Output all the data exactly. Pictures do not belong in the copy.

__DATA LINES__:
▬▬▬▬▬▬▬▬▬▬
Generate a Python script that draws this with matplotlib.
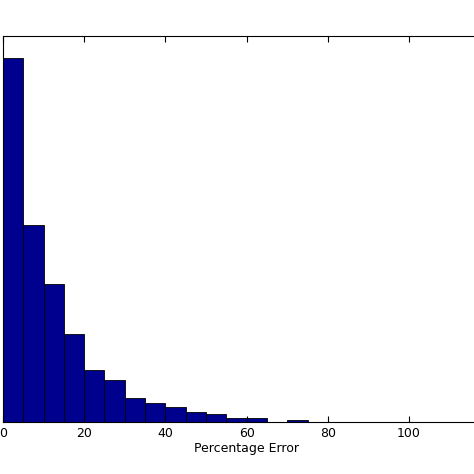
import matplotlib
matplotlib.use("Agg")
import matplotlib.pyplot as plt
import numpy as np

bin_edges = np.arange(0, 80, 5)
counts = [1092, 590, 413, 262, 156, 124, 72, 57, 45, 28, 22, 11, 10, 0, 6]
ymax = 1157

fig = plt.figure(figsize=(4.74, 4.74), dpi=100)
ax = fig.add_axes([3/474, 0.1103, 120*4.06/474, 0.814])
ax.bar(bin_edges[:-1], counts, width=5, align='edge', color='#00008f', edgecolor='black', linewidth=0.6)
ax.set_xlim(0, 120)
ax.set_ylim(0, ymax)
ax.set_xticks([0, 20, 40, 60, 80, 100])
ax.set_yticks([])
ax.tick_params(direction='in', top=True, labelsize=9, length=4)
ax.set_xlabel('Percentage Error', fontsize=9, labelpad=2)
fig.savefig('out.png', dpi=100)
▬▬▬▬▬▬▬▬▬▬
__RESPONSE__:
Generate a Python script that draws this with matplotlib.
import matplotlib
matplotlib.use("Agg")
import matplotlib.pyplot as plt
import numpy as np

bin_edges = np.arange(0, 80, 5)
counts = [1092, 590, 413, 262, 156, 124, 72, 57, 45, 28, 22, 11, 10, 0, 6]
ymax = 1157

fig = plt.figure(figsize=(4.74, 4.74), dpi=100)
ax = fig.add_axes([3/474, 0.1103, 120*4.06/474, 0.814])
ax.bar(bin_edges[:-1], counts, width=5, align='edge', color='#00008f', edgecolor='black', linewidth=0.6)
ax.set_xlim(0, 120)
ax.set_ylim(0, ymax)
ax.set_xticks([0, 20, 40, 60, 80, 100])
ax.set_yticks([])
ax.tick_params(direction='in', top=True, labelsize=9, length=4)
ax.set_xlabel('Percentage Error', fontsize=9, labelpad=2)
fig.savefig('out.png', dpi=100)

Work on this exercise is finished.